A balanced strategy pairs digital precision with tactile confirmation. Physically moving a flight bag to the forward floorboards during cruise or removing ballast before landing should be recorded, because in-air modifications alter the moment calculations. Likewise, if maintenance adds new avionics or a tow bar, update the empty weight immediately. The best dispatch departments maintain centralized records so that every pilot shares the same baseline. Integrated approaches like this align with FAA guidance and collegiate best practices.
Case Study: Mountain Flight Training Mission
Consider a training flight departing from an airport at 7,000 feet MSL on a summer afternoon. Density altitude predicts sluggish climb, so the instructor opts for half tanks (13 gallons usable) and removes 15 pounds of nonessential tools from the baggage area. With two occupants at 165 and 180 pounds plus 20 pounds of charts and oxygen equipment, the calculator reports 1538 pounds and a CG of 34.1 inches—comfortably within the envelope. The instructor also runs the numbers for a contingency in which rising afternoon temperatures require a delay; topping off fuel later in the day would raise total weight above 1600 pounds, so the plan includes a nearby fuel stop at a lower elevation. This deliberate recalculation emphasizes that weight and balance is dynamic, not a one-time formality.

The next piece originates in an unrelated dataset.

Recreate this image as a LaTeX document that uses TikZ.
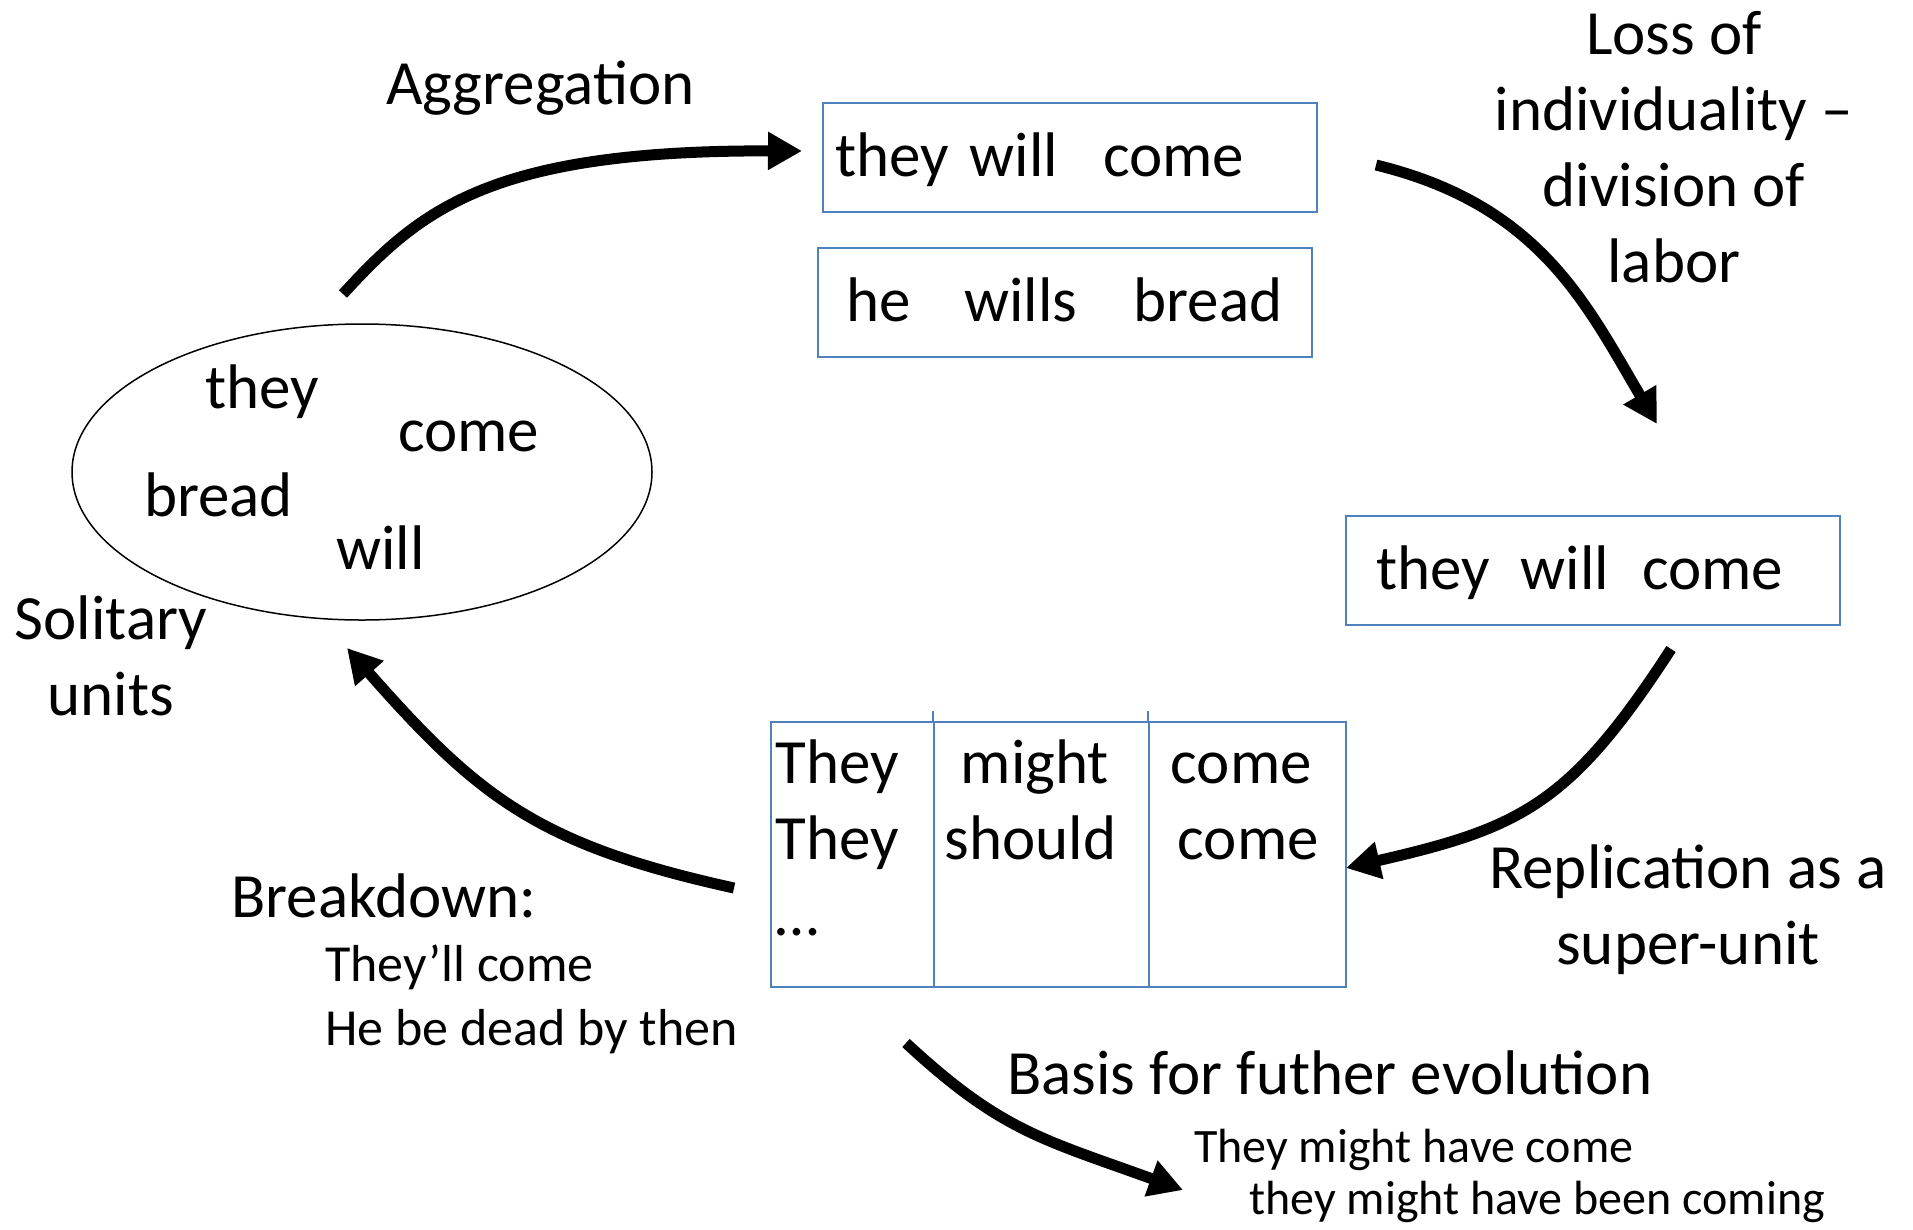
\documentclass[tikz,border=0pt]{standalone}
\usepackage{fontspec}
\setmainfont{Carlito}
\usetikzlibrary{arrows.meta,shapes.geometric}
\definecolor{boxblue}{RGB}{79,129,189}

\begin{document}
\begin{tikzpicture}[x=1pt, y=-1pt,
    word/.style={inner sep=0pt, font=\fontsize{63}{76}\selectfont},
    note/.style={inner sep=0pt, font=\fontsize{52}{64}\selectfont},
    smallnote/.style={inner sep=0pt, font=\fontsize{48}{52}\selectfont},
    unitbox/.style={rectangle, draw=boxblue, line width=2pt, anchor=north west,
                    inner xsep=12pt, inner ysep=0pt, text width=470pt,
                    text height=73pt, text depth=36pt, align=left,
                    font=\fontsize{63}{76}\selectfont},
    cell/.style={rectangle, draw=boxblue, line width=1.5pt, anchor=north west,
                 inner ysep=0pt, text height=62pt, text depth=203pt, align=left,
                 font=\fontsize{63}{76}\selectfont},
    pile/.style={ellipse, draw=black, line width=1.5pt, inner sep=0pt},
    arrow/.style={line width=11pt, -{Triangle[length=34pt,width=36pt]}}
]

\useasboundingbox (0,0) rectangle (1913,1229);

\node[pile, minimum width=580pt, minimum height=296pt] (units) at (362,472) {};
\node[word, anchor=base west] (w1) at (205,408) {they};
\node[word, anchor=base west] (w2) at (398,451) {come};
\node[word, anchor=base west] (w3) at (144,516) {bread};
\node[word, anchor=base west] (w4) at (336,569) {will};
\node[word, align=center, anchor=base] (solo) at (111,715) {Solitary\\units};

\node[unitbox] (pair1) at (822,102) {they will\hspace{45pt}come};
\node[unitbox] (pair2) at (817,247) {\hspace*{16pt}he\hspace{54pt}wills\hspace{56pt}bread};
\node[unitbox] (unit) at (1345,515) {\hspace*{18pt}they\hspace{31pt}will\hspace{33pt}come};

\node[cell, inner xsep=5pt, text width=153pt] (c1) at (770,721) {They\\They\\…};
\node[cell, inner xsep=11pt, text width=193pt] (c2) at (933,721) {\hspace*{16pt}might\\should};
\node[cell, inner xsep=22pt, text width=153pt] (c3) at (1148,721) {come\\\hspace*{7pt}come};
\draw[boxblue, line width=1.5pt] (c2.north west) -- ++(0,-10);
\draw[boxblue, line width=1.5pt] (c3.north west) -- ++(0,-10);

\node[word, anchor=base west] (agg) at (386,104) {Aggregation};
\node[word, align=center, anchor=base] (loss) at (1674,282) {Loss of\\individuality –\\division of\\labor};
\node[word, align=center, anchor=base] (repl) at (1688,964) {Replication as a\\super-unit};
\node[word, anchor=base west] (brk) at (231,917) {Breakdown:};
\node[note, align=left, anchor=base west] (brkex) at (325,1045) {They’ll come\\He be dead by then};
\node[word, anchor=base west] (basis) at (1007,1094) {Basis for futher evolution};
\node[smallnote, align=left, anchor=base west] (basisex) at (1194,1214) {They might have come\\\hspace*{55pt}they might have been coming};

\coordinate (aggS) at (343,294);
\coordinate (aggE) at (802,151);
\coordinate (lossS) at (1376,165);
\coordinate (lossE) at (1657,424);
\coordinate (replS) at (1671,649);
\coordinate (replE) at (1346,868);
\coordinate (brkS) at (734,888);
\coordinate (brkE) at (347,648);
\coordinate (basisS) at (906,1043);
\coordinate (basisE) at (1183,1190);

\draw[arrow] (aggS) .. controls (420,210) and (490,150) .. (aggE);
\draw[arrow] (lossS) .. controls (1540,205) and (1586,304) .. (lossE);
\draw[arrow] (replS) .. controls (1570,805) and (1520,828) .. (replE);
\draw[arrow] (brkS) .. controls (539,845) and (479,798) .. (brkE);
\draw[arrow] (basisS) .. controls (1001,1131) and (1042,1139) .. (basisE);

\end{tikzpicture}
\end{document}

Had the crew ignored the high-elevation considerations and launched with full fuel, the total weight would have approached 1670 pounds. The climb gradient at that density altitude might have dropped below 400 feet per nautical mile, barely meeting terrain clearance requirements. Furthermore, the heavier loading would push the CG aft by roughly 0.4 inches, affecting pitch response during gusty mountain downdrafts. By integrating fuel planning, mission needs, and environmental data, the pilots created margin for safety and performance. Such case studies reinforce why weight and balance knowledge remains central from student lessons to advanced instruction.
Ultimately, the objective is to make weight and balance calculation second nature. The Cessna 152 rewards precision with predictable handling and economical operation. By combining authoritative references, validated data, and modern tools, pilots ensure each takeoff honors the engineering baked into the airframe. Whether preparing for a first solo or logging a thousandth instructional hour, the process remains the same: know the numbers, verify compliance, and fly with confidence.